Sunday, September 4, 2022

For Wednesday: Chaucer, "The Knight's Tale, Parts III & IV"



Finish "The Knight's Tale" for Wednesday's class and remember what we discussed on Friday--about the different narrators in the piece, and how we can tell (if we can tell!) which one of them is speaking when. Is it the Knight? The Poet-Narrator? Or Chaucer himself, speaking through one of them? 

Answer TWO of the following: 

Q1: Why does The Knight lavish such detail on the temples of Mars, Venus, and Diana? For someone who wants to cut to the chase, why does he lose himself in all the seemingly unnecessary detail? Or is there something Chaucer wants us to see here? Who is really writing these passages?

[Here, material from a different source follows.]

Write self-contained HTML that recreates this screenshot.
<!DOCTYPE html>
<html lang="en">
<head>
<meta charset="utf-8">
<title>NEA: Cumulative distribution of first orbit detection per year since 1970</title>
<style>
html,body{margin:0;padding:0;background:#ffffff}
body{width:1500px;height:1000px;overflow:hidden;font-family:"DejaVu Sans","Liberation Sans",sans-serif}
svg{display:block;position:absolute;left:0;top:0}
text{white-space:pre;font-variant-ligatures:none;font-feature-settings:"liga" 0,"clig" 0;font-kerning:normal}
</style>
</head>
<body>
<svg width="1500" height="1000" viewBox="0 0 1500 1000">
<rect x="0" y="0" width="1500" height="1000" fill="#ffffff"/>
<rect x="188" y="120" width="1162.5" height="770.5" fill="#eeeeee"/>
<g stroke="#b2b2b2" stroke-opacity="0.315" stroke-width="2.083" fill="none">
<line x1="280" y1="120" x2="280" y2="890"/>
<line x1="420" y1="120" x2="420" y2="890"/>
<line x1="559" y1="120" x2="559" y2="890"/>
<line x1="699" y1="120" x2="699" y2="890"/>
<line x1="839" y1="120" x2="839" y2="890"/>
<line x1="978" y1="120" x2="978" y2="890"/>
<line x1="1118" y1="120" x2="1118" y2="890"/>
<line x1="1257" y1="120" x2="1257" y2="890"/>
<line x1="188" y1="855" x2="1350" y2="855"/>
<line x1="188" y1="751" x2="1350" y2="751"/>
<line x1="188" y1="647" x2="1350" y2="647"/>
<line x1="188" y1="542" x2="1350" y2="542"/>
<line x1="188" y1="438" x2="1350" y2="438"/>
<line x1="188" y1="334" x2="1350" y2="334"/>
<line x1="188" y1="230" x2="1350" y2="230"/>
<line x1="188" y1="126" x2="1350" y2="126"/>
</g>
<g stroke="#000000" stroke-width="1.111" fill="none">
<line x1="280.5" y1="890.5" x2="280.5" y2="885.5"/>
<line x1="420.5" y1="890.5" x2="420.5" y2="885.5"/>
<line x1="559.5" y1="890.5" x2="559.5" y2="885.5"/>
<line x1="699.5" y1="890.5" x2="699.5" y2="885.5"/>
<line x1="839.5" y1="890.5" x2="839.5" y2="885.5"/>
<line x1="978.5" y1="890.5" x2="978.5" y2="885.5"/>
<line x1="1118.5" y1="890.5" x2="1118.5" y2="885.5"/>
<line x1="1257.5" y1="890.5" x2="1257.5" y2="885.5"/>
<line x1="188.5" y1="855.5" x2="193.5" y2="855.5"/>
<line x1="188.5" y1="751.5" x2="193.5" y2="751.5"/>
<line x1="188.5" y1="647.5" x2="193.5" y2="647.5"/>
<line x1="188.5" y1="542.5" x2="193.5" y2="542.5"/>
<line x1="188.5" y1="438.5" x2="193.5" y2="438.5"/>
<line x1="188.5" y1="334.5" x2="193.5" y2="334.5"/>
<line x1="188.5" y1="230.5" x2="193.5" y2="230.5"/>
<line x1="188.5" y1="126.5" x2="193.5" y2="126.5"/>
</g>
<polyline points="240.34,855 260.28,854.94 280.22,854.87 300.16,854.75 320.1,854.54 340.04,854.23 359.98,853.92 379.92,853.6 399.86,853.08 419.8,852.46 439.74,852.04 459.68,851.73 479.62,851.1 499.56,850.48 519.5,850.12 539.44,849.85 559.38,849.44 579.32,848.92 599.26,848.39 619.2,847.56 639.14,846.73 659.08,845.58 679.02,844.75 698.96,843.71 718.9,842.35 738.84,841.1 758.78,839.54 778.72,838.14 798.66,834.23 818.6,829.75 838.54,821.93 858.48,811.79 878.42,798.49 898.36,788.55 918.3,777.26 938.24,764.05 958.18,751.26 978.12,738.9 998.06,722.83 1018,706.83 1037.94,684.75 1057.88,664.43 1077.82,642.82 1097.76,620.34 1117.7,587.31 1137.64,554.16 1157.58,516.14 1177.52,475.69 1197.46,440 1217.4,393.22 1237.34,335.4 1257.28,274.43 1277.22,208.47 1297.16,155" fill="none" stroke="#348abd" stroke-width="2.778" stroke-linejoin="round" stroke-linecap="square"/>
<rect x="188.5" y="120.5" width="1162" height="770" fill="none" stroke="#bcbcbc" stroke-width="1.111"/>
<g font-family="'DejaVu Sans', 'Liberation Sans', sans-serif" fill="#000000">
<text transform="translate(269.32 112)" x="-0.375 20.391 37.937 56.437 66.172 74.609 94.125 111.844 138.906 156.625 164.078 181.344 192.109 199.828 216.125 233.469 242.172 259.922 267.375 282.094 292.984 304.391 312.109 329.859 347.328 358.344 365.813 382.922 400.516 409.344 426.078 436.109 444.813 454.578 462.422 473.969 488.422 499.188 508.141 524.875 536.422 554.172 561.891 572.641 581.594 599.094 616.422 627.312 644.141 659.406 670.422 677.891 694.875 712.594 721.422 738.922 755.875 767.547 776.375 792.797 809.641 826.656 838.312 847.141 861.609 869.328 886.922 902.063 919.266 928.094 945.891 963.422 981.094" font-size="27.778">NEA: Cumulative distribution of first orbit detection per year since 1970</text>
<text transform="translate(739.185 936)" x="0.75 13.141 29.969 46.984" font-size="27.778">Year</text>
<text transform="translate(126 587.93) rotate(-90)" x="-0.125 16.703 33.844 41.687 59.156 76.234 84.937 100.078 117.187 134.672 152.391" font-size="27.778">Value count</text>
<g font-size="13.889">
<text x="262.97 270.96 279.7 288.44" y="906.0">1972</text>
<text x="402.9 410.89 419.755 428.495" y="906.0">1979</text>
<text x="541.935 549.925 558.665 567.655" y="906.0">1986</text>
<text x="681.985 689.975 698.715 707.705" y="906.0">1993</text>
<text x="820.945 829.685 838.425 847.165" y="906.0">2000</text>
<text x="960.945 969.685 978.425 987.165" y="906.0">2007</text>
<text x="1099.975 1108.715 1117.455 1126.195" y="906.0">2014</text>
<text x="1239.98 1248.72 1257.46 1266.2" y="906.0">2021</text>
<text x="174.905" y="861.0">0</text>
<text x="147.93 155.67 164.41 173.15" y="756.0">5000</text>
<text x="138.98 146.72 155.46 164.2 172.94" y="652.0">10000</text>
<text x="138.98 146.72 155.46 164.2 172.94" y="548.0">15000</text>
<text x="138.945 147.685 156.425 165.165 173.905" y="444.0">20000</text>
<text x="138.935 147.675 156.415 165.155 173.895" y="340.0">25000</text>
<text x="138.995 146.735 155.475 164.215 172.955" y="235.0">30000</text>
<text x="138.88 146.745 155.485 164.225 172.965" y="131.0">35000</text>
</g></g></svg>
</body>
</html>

Q2: "Bathos" means an attempt to write great, moving poetry that utterly fails and becomes ridiculous, lame, or simply laughable. Throughout the poem, the Knight has many bathetic moments, either because he isn't the best poet, or he's satirizing the "lovers" in the poem. Discuss a moment which you think is bathetic and makes the poem temporarily come crashing down around the Knight's feet (hint: look at the speeches!). 

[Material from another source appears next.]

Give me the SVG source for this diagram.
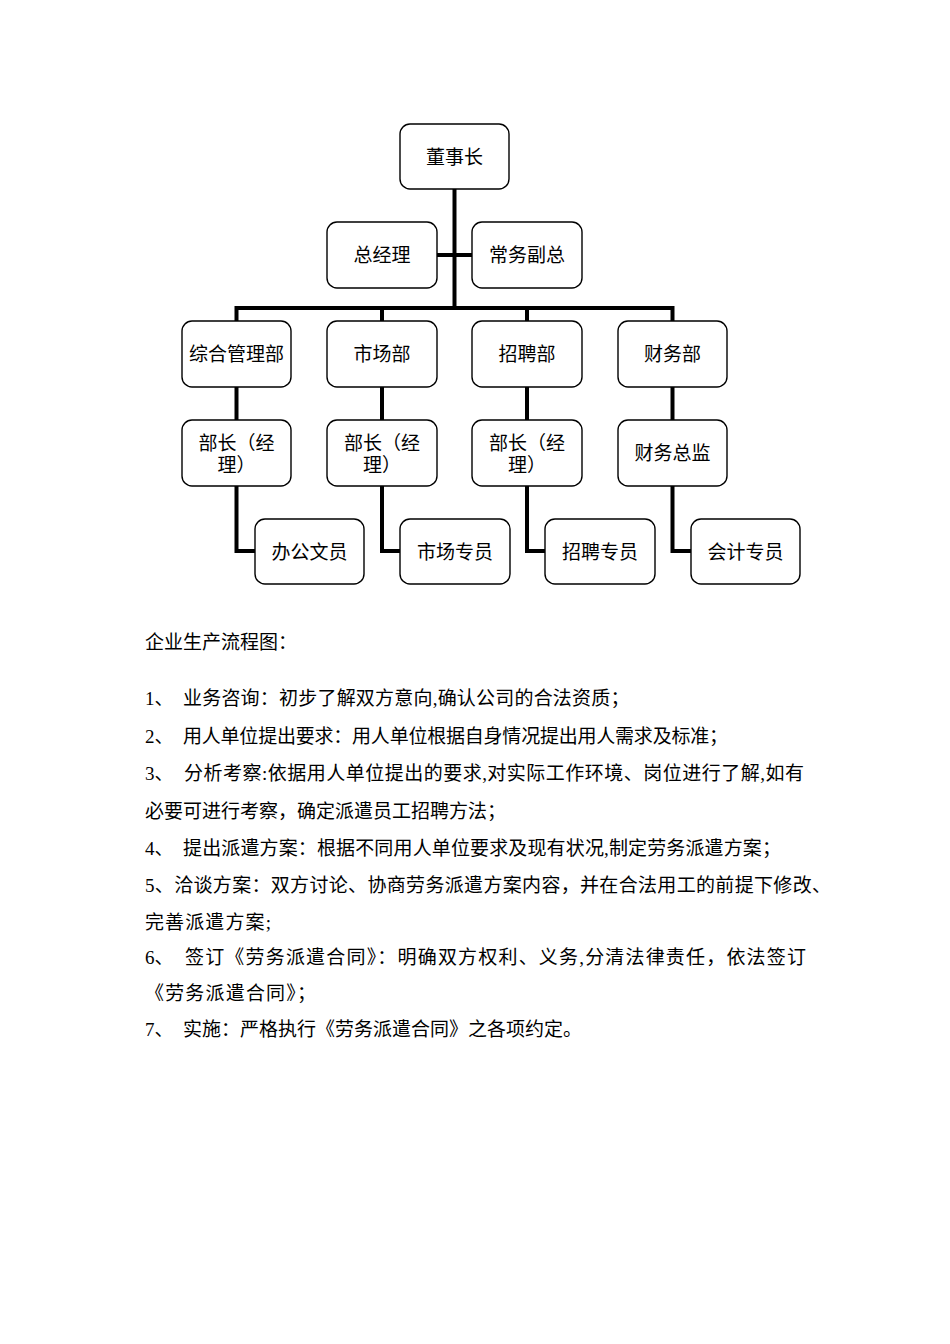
<svg xmlns="http://www.w3.org/2000/svg" width="950" height="1344" viewBox="0 0 950 1344">
<style>
.box{fill:#fff;stroke:#000;stroke-width:1.4}
.lbl{font-family:"Liberation Serif","Noto Sans CJK SC",serif;font-size:19px;fill:#000;text-anchor:middle}
.txt{font-family:"Liberation Serif","Noto Sans CJK SC",serif;font-size:19px;fill:#000}
.con{fill:none;stroke:#000;stroke-width:4;stroke-linejoin:miter;stroke-linecap:square}
</style>
<rect width="950" height="1344" fill="#fff"/>
<g id="connectors">
<polyline class="con" points="454.5,190 454.5,308"/>
<polyline class="con" points="438,255 471,255"/>
<polyline class="con" points="236.5,320 236.5,308 672.5,308 672.5,320"/>
<polyline class="con" points="382,308 382,320"/>
<polyline class="con" points="527,308 527,320"/>
<polyline class="con" points="236.5,388 236.5,419"/>
<polyline class="con" points="382,388 382,419"/>
<polyline class="con" points="527,388 527,419"/>
<polyline class="con" points="672.5,388 672.5,419"/>
<polyline class="con" points="236.5,487 236.5,551 254,551"/>
<polyline class="con" points="382,487 382,551 399,551"/>
<polyline class="con" points="527,487 527,551 544,551"/>
<polyline class="con" points="672.5,487 672.5,551 690,551"/>
</g>
<g id="n-dongshizhang"><rect class="box" x="400" y="124" width="109" height="65" rx="10"/><text class="lbl" x="454.5" y="164">董事长</text></g>
<g id="n-zongjingli"><rect class="box" x="327" y="222" width="110" height="66" rx="10"/><text class="lbl" x="382" y="262">总经理</text></g>
<g id="n-changwufuzong"><rect class="box" x="472" y="222" width="110" height="66" rx="10"/><text class="lbl" x="527" y="262">常务副总</text></g>
<g id="n-zonghe"><rect class="box" x="182" y="321" width="109" height="66" rx="10"/><text class="lbl" x="236.5" y="361">综合管理部</text></g>
<g id="n-shichang"><rect class="box" x="327" y="321" width="110" height="66" rx="10"/><text class="lbl" x="382" y="361">市场部</text></g>
<g id="n-zhaopin"><rect class="box" x="472" y="321" width="110" height="66" rx="10"/><text class="lbl" x="527" y="361">招聘部</text></g>
<g id="n-caiwu"><rect class="box" x="618" y="321" width="109" height="66" rx="10"/><text class="lbl" x="672.5" y="361">财务部</text></g>
<g id="n-buzhang1"><rect class="box" x="182" y="420" width="109" height="66" rx="10"/><text class="lbl" x="236.5" y="450">部长（经</text><text class="lbl" x="236.5" y="472">理）</text></g>
<g id="n-buzhang2"><rect class="box" x="327" y="420" width="110" height="66" rx="10"/><text class="lbl" x="382" y="450">部长（经</text><text class="lbl" x="382" y="472">理）</text></g>
<g id="n-buzhang3"><rect class="box" x="472" y="420" width="110" height="66" rx="10"/><text class="lbl" x="527" y="450">部长（经</text><text class="lbl" x="527" y="472">理）</text></g>
<g id="n-caiwuzongjian"><rect class="box" x="618" y="420" width="109" height="66" rx="10"/><text class="lbl" x="672.5" y="460">财务总监</text></g>
<g id="n-bangong"><rect class="box" x="255" y="519" width="109" height="65" rx="10"/><text class="lbl" x="309.5" y="559">办公文员</text></g>
<g id="n-shichangzy"><rect class="box" x="400" y="519" width="110" height="65" rx="10"/><text class="lbl" x="455" y="559">市场专员</text></g>
<g id="n-zhaopinzy"><rect class="box" x="545" y="519" width="110" height="65" rx="10"/><text class="lbl" x="600" y="559">招聘专员</text></g>
<g id="n-kuaiji"><rect class="box" x="691" y="519" width="109" height="65" rx="10"/><text class="lbl" x="745.5" y="559">会计专员</text></g>
<g id="body-text">
<text class="txt" x="145" y="649" textLength="152">企业生产流程图：</text>
<text class="txt" x="145" y="705">1、</text>
<text class="txt" x="183" y="705" textLength="446.5">业务咨询：初步了解双方意向,确认公司的合法资质；</text>
<text class="txt" x="145" y="743">2、</text>
<text class="txt" x="183" y="743" textLength="545">用人单位提出要求：用人单位根据自身情况提出用人需求及标准；</text>
<text class="txt" x="145" y="780">3、</text>
<text class="txt" x="184" y="780" textLength="620">分析考察:依据用人单位提出的要求,对实际工作环境、岗位进行了解,如有</text>
<text class="txt" x="145" y="818" textLength="361">必要可进行考察，确定派遣员工招聘方法；</text>
<text class="txt" x="145" y="855">4、</text>
<text class="txt" x="183" y="855" textLength="598">提出派遣方案：根据不同用人单位要求及现有状况,制定劳务派遣方案；</text>
<text class="txt" x="145" y="892" textLength="686">5、洽谈方案：双方讨论、协商劳务派遣方案内容，并在合法用工的前提下修改、</text>
<text class="txt" x="145" y="929" textLength="126">完善派遣方案;</text>
<text class="txt" x="145" y="964">6、</text>
<text class="txt" x="185" y="964" textLength="621">签订《劳务派遣合同》：明确双方权利、义务,分清法律责任，依法签订</text>
<text class="txt" x="145" y="1000" textLength="171">《劳务派遣合同》；</text>
<text class="txt" x="145" y="1036">7、</text>
<text class="txt" x="183" y="1036" textLength="399">实施：严格执行《劳务派遣合同》之各项约定。</text>
</g>
</svg>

Q3: Discuss Theseus' final speech in the poem: since the Knight probably identifies with Theseus, what sentiments is he pronouncing here? How is he trying to end the poem? Do you think Chaucer concurs with this--or is he still mocking the Knight's pretensions? 

Q4: Chaucer (or the Knight) doesn't allow Emily much room to be a character in her own right...but what does she reveal about herself, or the Medieval woman, in the poem? How does she comment on the practice of chivalric love from a woman's perspective?